NORWALK, Conn. – Evidence of a Norwalk mayoral candidate’s party affiliation was nowhere to be found Monday in the City Hall basement, but evidence of thrifty ingenuity was in abundance.
Democratic Registrar Stuart Wells could not find former Norwalk Police Chief Harry Rilling’s voter registration from 27 years ago among the files and cards stored in the cavernous space down below. So he turned to talking about the new signs and PVC pipe devices stored near the door of the storage area.
The signs, which will help direct voters in the next election, were bought last fall. Wells said he and Deputy Registrar Bob Sodaro made posts to put the signs on, using bases they already had and less than $7 of plumbing supplies per post. They also made stands for signs, using small pieces of wood and bamboo barbecue skewers, because the bamboo is skinny enough to slip into the holes in the corrugated plastic signs.
Saved the city money, he said.
“I haven’t had so much fun since shop in eighth grade,” he said.

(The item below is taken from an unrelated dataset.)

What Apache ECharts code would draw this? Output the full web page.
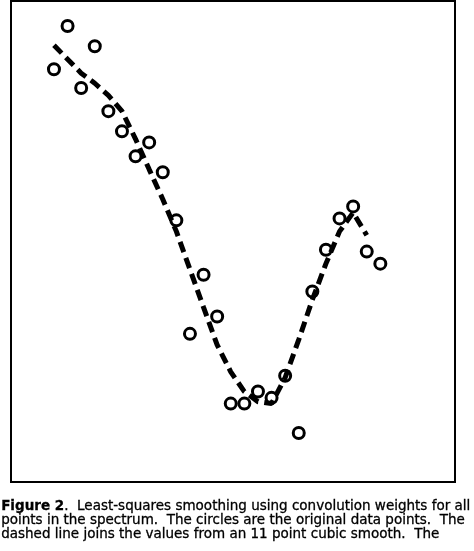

One of the results of his effort will be a sign that tells voters where to stop and wait so they are not making other voters feel crowded or spied upon as they cast their ballots.

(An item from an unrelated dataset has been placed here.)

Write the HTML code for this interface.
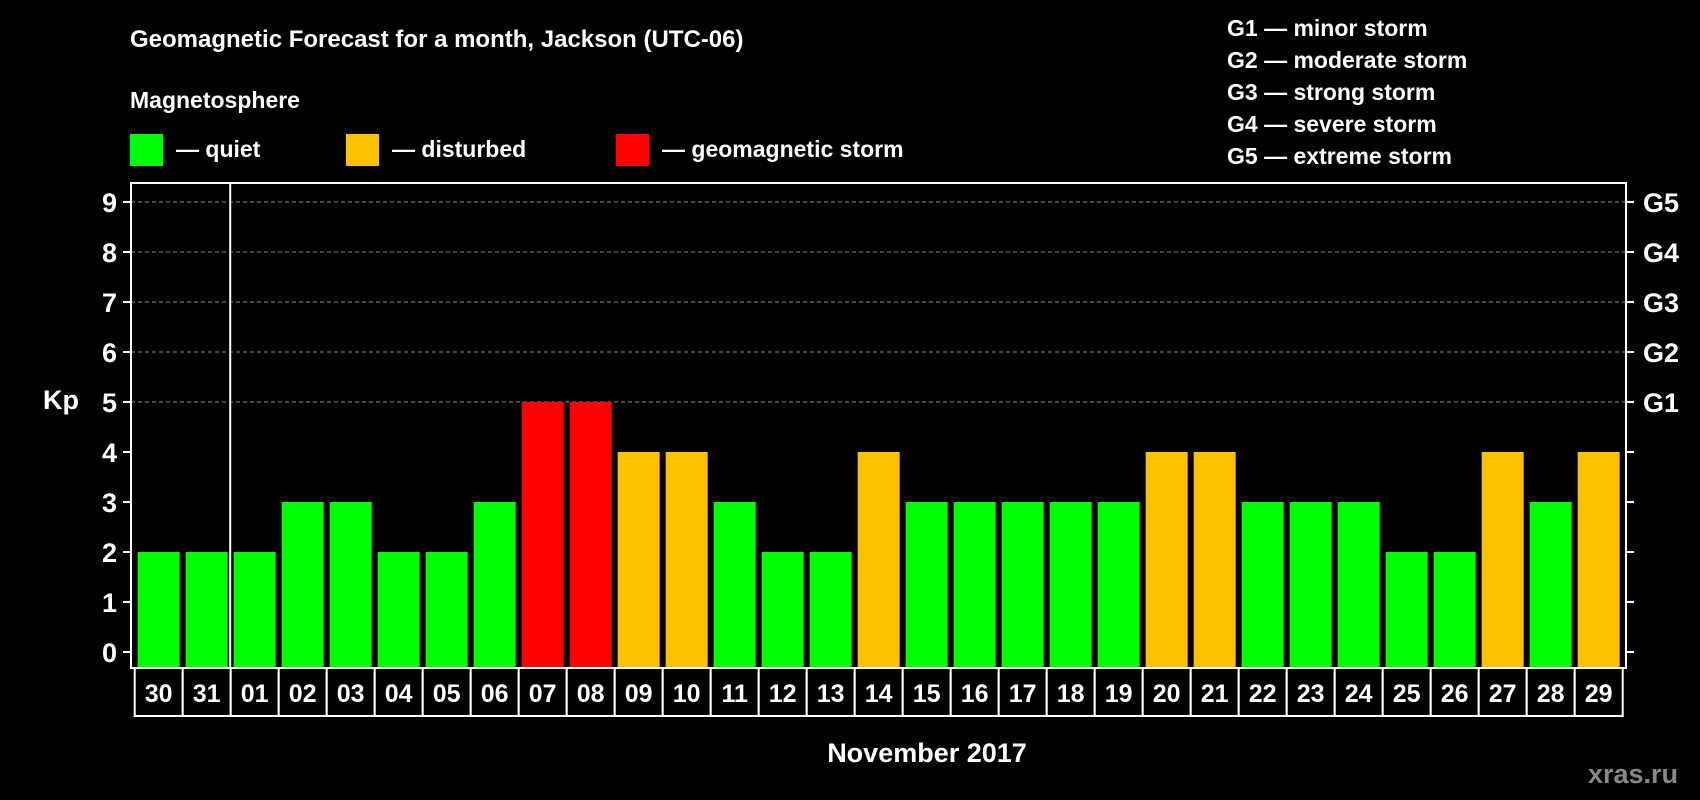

Wells had taken NancyOnNorwalk down to the basement to look for evidence that Rilling was a Democrat in 1986, which is when Wells said the last card would be from, although he said several times, “Tish Gibbs and (former Mayor) Bill Collins vouch for him.”
The first step in that process was to call Rilling. Wells got his address from 1986, as the files are stored by address. Then he guessed which district that had been in at the time.
He did not find the card, and said he couldn’t locate things that are older.
“You got to remember, it’s a time before Karen and I were ever here,” he said, referring to Republican Registrar Karen Doyle Lyons. “It’s 30 years ago — what do you want?”
Collins said in May that he remembered Rilling being a Democrat way back then.
“When I was first elected to council in 1983, I knew him to be a registered Democrat in that time,” he said. “As mayor I think it was entirely appropriate for him to register as unaffiliated (when he began rising through the police department ranks).”
That meant he wasn’t behaving in a partisan way, he said.
“He absolutely did the right thing,” he said. “… That’s how everybody should act.”